WORK REQUIRED:
Output all records precisely as written.

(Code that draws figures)
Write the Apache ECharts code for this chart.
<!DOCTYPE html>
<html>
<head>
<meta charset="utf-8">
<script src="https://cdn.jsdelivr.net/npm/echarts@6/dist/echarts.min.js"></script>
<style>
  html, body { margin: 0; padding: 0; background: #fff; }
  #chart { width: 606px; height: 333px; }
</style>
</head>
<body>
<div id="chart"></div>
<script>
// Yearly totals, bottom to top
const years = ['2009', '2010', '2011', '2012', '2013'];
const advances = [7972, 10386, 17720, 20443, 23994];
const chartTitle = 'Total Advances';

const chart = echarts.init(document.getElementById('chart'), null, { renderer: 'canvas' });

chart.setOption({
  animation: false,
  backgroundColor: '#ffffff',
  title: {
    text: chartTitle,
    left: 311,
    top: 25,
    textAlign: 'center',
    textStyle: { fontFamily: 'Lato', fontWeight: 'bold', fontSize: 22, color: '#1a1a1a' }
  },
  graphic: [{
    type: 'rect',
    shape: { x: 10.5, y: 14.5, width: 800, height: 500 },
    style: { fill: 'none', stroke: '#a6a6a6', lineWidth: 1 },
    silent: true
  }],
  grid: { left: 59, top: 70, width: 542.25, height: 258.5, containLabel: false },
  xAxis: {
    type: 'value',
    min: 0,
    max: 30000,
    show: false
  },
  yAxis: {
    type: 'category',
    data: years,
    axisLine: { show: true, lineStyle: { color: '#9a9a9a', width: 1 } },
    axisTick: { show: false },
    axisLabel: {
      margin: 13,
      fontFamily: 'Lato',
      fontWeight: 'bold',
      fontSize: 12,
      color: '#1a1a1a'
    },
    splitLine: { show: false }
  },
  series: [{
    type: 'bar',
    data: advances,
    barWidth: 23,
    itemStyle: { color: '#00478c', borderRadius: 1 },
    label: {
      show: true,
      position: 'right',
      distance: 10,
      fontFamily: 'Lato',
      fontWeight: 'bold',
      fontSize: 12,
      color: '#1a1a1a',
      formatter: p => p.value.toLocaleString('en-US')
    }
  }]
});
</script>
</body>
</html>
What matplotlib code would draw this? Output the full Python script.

OUTPUT FOR THIS EXERCISE:
Write the Apache ECharts code for this chart.
<!DOCTYPE html>
<html>
<head>
<meta charset="utf-8">
<script src="https://cdn.jsdelivr.net/npm/echarts@6/dist/echarts.min.js"></script>
<style>
  html, body { margin: 0; padding: 0; background: #fff; }
  #chart { width: 606px; height: 333px; }
</style>
</head>
<body>
<div id="chart"></div>
<script>
// Yearly totals, bottom to top
const years = ['2009', '2010', '2011', '2012', '2013'];
const advances = [7972, 10386, 17720, 20443, 23994];
const chartTitle = 'Total Advances';

const chart = echarts.init(document.getElementById('chart'), null, { renderer: 'canvas' });

chart.setOption({
  animation: false,
  backgroundColor: '#ffffff',
  title: {
    text: chartTitle,
    left: 311,
    top: 25,
    textAlign: 'center',
    textStyle: { fontFamily: 'Lato', fontWeight: 'bold', fontSize: 22, color: '#1a1a1a' }
  },
  graphic: [{
    type: 'rect',
    shape: { x: 10.5, y: 14.5, width: 800, height: 500 },
    style: { fill: 'none', stroke: '#a6a6a6', lineWidth: 1 },
    silent: true
  }],
  grid: { left: 59, top: 70, width: 542.25, height: 258.5, containLabel: false },
  xAxis: {
    type: 'value',
    min: 0,
    max: 30000,
    show: false
  },
  yAxis: {
    type: 'category',
    data: years,
    axisLine: { show: true, lineStyle: { color: '#9a9a9a', width: 1 } },
    axisTick: { show: false },
    axisLabel: {
      margin: 13,
      fontFamily: 'Lato',
      fontWeight: 'bold',
      fontSize: 12,
      color: '#1a1a1a'
    },
    splitLine: { show: false }
  },
  series: [{
    type: 'bar',
    data: advances,
    barWidth: 23,
    itemStyle: { color: '#00478c', borderRadius: 1 },
    label: {
      show: true,
      position: 'right',
      distance: 10,
      fontFamily: 'Lato',
      fontWeight: 'bold',
      fontSize: 12,
      color: '#1a1a1a',
      formatter: p => p.value.toLocaleString('en-US')
    }
  }]
});
</script>
</body>
</html>
What matplotlib code would draw this? Output the full Python script.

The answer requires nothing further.